Review the material and extract every line in which the word "this" occurs.

## Code that draws figures
....
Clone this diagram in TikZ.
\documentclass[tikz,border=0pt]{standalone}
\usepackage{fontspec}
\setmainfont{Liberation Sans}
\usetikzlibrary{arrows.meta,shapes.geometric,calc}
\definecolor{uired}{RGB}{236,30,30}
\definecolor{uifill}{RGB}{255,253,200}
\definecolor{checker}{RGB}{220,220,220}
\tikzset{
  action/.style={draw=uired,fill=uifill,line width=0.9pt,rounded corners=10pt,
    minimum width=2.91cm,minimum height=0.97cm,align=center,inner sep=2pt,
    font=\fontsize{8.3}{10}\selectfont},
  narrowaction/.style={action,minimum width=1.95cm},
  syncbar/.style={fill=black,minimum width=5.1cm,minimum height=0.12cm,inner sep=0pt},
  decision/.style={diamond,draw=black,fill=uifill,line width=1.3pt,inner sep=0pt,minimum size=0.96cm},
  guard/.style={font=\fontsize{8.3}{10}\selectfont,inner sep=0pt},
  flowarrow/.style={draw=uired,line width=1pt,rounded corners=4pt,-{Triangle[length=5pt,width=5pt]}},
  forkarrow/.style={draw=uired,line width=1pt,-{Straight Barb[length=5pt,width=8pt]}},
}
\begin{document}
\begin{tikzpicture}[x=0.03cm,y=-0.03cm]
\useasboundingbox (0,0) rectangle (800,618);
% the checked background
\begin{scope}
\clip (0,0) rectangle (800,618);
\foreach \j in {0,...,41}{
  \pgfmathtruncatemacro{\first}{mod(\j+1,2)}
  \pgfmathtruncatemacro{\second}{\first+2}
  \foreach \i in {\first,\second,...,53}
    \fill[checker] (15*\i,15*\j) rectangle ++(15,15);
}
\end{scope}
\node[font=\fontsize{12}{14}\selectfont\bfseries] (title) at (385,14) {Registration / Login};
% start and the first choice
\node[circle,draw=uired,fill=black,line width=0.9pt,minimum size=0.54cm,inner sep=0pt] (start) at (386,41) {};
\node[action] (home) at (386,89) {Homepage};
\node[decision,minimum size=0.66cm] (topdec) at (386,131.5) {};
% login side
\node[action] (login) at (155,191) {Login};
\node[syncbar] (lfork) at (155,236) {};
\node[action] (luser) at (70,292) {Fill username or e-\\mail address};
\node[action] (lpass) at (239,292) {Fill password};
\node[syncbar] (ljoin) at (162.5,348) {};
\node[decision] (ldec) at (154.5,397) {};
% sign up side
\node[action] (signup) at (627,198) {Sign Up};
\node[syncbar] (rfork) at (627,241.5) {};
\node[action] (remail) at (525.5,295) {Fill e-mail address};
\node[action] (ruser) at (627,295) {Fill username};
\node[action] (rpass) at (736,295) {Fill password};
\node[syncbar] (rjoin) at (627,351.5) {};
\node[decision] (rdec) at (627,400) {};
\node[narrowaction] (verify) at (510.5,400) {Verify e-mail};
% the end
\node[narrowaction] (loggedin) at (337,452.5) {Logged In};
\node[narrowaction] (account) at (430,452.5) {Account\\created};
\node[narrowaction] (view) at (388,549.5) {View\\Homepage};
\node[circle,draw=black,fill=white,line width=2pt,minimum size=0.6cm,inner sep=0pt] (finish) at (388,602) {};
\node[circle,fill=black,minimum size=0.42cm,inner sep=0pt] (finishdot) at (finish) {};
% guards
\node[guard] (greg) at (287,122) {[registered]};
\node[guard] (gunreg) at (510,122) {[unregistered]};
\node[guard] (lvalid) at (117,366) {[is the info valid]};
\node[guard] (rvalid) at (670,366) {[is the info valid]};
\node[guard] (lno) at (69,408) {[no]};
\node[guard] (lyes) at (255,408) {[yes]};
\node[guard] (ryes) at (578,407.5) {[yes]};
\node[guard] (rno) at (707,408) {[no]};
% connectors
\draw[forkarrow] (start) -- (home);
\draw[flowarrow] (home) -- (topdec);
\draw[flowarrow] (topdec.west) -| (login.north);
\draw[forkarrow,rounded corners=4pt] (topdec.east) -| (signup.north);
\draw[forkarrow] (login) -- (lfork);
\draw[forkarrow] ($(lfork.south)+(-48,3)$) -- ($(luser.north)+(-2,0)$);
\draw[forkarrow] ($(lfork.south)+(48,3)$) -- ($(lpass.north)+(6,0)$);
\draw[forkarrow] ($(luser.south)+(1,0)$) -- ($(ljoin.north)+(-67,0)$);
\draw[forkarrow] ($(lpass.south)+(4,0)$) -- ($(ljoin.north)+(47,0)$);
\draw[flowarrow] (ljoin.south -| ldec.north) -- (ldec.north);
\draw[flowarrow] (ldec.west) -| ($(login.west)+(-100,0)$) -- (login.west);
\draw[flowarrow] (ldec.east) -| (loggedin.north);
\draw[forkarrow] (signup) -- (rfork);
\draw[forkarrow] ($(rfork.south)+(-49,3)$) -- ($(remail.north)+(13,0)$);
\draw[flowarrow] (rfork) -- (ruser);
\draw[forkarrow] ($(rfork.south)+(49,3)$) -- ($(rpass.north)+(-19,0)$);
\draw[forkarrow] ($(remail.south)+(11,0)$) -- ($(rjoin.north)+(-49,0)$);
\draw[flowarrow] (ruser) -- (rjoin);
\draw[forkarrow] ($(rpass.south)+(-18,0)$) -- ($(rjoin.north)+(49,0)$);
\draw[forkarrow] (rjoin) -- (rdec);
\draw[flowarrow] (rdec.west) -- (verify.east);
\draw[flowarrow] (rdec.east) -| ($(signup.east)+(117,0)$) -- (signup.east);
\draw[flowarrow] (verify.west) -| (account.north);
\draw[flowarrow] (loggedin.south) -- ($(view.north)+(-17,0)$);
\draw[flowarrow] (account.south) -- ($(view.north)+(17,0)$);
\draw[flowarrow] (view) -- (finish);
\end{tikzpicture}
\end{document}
....
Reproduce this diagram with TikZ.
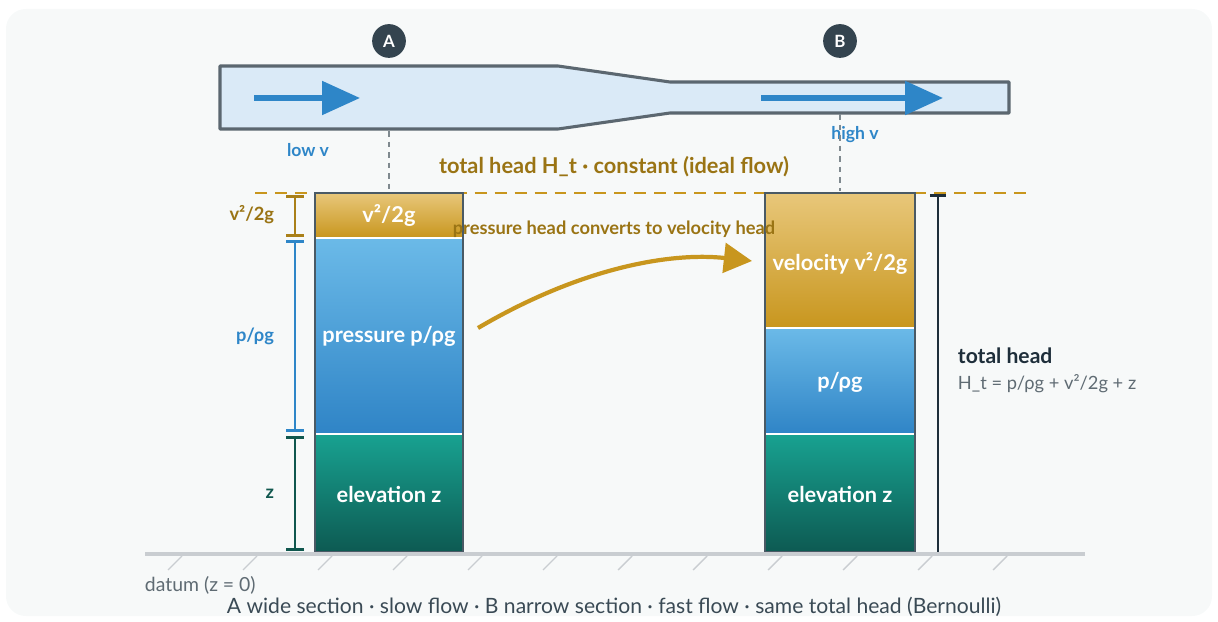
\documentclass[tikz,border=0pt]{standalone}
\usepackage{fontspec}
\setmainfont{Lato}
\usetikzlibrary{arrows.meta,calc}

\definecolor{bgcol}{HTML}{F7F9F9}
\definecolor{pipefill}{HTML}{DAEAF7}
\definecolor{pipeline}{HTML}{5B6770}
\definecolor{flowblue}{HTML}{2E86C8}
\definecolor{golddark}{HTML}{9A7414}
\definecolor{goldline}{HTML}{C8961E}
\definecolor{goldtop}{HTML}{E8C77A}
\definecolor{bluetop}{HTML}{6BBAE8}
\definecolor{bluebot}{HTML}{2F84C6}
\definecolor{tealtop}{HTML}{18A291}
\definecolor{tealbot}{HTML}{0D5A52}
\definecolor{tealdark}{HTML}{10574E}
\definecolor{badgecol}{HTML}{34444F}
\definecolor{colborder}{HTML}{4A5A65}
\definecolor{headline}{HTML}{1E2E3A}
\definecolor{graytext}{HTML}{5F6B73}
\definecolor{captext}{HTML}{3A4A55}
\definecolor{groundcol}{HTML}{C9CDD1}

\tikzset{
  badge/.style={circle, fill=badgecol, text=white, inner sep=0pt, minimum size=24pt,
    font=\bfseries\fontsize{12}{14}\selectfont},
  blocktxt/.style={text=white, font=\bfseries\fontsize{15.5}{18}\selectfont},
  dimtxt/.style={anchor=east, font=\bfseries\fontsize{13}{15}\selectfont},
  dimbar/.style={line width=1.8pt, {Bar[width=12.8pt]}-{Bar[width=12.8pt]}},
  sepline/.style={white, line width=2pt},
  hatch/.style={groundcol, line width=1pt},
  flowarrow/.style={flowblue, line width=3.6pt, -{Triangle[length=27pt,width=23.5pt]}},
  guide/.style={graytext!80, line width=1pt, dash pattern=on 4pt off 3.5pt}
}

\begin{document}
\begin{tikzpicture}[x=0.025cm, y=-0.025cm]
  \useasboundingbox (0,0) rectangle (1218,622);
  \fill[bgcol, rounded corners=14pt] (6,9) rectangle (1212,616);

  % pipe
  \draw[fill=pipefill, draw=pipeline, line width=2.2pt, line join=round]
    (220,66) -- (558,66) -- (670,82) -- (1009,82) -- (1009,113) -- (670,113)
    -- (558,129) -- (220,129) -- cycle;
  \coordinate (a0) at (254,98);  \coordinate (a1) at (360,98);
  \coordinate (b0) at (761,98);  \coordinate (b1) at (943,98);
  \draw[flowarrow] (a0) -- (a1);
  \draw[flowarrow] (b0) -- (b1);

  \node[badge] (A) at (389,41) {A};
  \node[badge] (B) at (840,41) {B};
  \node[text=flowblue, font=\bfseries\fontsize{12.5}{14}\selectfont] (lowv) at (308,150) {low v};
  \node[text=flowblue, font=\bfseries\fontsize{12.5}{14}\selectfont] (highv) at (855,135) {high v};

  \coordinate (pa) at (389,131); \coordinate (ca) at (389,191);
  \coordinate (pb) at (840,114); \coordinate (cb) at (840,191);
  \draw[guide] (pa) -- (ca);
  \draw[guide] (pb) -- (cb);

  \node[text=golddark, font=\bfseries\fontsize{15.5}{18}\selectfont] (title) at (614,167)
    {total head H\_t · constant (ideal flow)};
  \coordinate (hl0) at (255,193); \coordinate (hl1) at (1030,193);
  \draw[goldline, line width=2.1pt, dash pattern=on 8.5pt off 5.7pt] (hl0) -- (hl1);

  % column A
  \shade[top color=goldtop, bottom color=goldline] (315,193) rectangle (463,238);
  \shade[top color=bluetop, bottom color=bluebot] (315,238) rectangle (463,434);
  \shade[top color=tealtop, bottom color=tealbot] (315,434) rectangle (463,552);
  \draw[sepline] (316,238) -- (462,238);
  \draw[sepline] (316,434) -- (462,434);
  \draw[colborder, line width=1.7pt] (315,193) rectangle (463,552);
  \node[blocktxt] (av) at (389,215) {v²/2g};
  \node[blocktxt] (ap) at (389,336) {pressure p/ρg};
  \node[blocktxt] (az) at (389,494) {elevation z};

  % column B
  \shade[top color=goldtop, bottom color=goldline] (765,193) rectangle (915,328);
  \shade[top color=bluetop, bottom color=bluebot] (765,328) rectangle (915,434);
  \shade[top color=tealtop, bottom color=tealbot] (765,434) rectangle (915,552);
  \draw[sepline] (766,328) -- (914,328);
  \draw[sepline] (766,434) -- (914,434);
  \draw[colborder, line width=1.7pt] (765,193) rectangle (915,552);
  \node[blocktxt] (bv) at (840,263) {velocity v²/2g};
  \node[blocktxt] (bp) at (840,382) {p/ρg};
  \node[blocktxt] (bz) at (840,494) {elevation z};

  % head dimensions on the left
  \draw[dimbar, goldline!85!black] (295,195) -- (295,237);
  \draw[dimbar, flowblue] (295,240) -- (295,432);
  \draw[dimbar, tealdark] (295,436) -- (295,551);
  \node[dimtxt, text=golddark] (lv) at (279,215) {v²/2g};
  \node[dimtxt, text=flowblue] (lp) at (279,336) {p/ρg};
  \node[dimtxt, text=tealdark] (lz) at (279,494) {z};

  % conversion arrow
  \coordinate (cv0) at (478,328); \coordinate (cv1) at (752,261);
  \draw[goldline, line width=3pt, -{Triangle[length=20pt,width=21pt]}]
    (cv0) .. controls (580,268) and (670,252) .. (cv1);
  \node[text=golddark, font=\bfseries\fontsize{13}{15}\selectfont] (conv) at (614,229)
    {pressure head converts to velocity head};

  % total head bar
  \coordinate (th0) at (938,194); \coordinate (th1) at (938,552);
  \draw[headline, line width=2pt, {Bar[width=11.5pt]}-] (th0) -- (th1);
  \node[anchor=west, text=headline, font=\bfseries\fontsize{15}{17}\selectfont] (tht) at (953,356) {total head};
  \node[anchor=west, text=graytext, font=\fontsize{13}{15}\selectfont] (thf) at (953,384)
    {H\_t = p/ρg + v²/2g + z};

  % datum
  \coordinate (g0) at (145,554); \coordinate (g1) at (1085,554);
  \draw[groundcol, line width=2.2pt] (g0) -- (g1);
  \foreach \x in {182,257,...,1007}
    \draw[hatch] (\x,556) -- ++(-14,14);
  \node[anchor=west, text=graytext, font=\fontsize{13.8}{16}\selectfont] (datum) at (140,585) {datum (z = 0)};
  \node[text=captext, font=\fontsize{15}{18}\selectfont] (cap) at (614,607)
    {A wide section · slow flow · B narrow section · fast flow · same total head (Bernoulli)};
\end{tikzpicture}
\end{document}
....
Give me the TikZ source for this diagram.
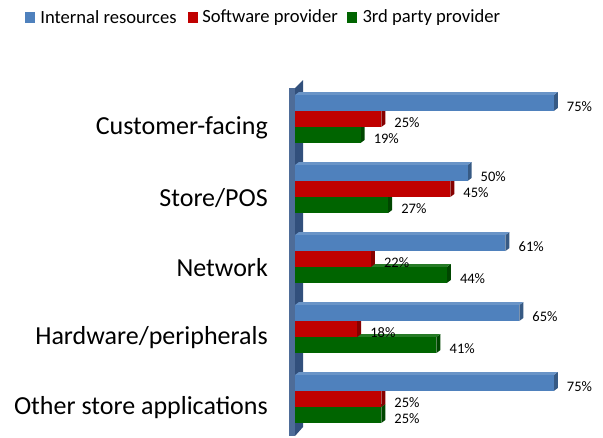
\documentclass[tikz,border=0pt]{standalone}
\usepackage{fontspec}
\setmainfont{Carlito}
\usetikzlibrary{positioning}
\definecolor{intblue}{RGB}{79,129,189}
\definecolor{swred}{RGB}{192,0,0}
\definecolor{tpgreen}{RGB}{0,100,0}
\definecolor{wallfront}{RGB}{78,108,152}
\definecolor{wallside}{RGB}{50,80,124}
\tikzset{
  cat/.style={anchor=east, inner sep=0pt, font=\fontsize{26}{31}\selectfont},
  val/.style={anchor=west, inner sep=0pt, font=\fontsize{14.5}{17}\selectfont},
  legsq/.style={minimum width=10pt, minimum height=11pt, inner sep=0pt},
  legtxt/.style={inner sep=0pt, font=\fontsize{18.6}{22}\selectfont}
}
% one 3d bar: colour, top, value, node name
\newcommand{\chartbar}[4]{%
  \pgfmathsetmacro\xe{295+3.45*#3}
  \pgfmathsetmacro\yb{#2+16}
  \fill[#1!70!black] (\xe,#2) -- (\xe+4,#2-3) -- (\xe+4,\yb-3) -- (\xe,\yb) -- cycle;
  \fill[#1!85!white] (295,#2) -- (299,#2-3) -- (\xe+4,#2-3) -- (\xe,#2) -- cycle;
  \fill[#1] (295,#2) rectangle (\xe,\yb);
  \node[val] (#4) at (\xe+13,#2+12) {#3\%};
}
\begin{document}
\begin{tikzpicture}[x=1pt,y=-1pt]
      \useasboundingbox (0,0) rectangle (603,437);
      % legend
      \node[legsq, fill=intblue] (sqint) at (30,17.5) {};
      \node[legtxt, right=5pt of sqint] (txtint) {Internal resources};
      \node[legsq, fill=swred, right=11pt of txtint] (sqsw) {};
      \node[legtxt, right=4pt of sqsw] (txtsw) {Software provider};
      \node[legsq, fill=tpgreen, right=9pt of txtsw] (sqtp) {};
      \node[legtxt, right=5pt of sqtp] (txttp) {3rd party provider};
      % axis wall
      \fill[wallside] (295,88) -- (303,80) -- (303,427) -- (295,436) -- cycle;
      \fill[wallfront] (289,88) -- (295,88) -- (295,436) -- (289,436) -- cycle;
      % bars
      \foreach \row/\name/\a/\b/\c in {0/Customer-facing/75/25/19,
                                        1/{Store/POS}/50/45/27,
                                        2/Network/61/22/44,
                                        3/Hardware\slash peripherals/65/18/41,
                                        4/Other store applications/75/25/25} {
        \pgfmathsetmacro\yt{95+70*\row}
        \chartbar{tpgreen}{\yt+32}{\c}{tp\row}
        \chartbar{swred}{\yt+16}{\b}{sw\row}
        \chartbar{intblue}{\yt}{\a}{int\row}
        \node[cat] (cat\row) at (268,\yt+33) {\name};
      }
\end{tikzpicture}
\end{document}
....
## RESPONSE
Clone this diagram in TikZ.
Reproduce this diagram with TikZ.
Give me the TikZ source for this diagram.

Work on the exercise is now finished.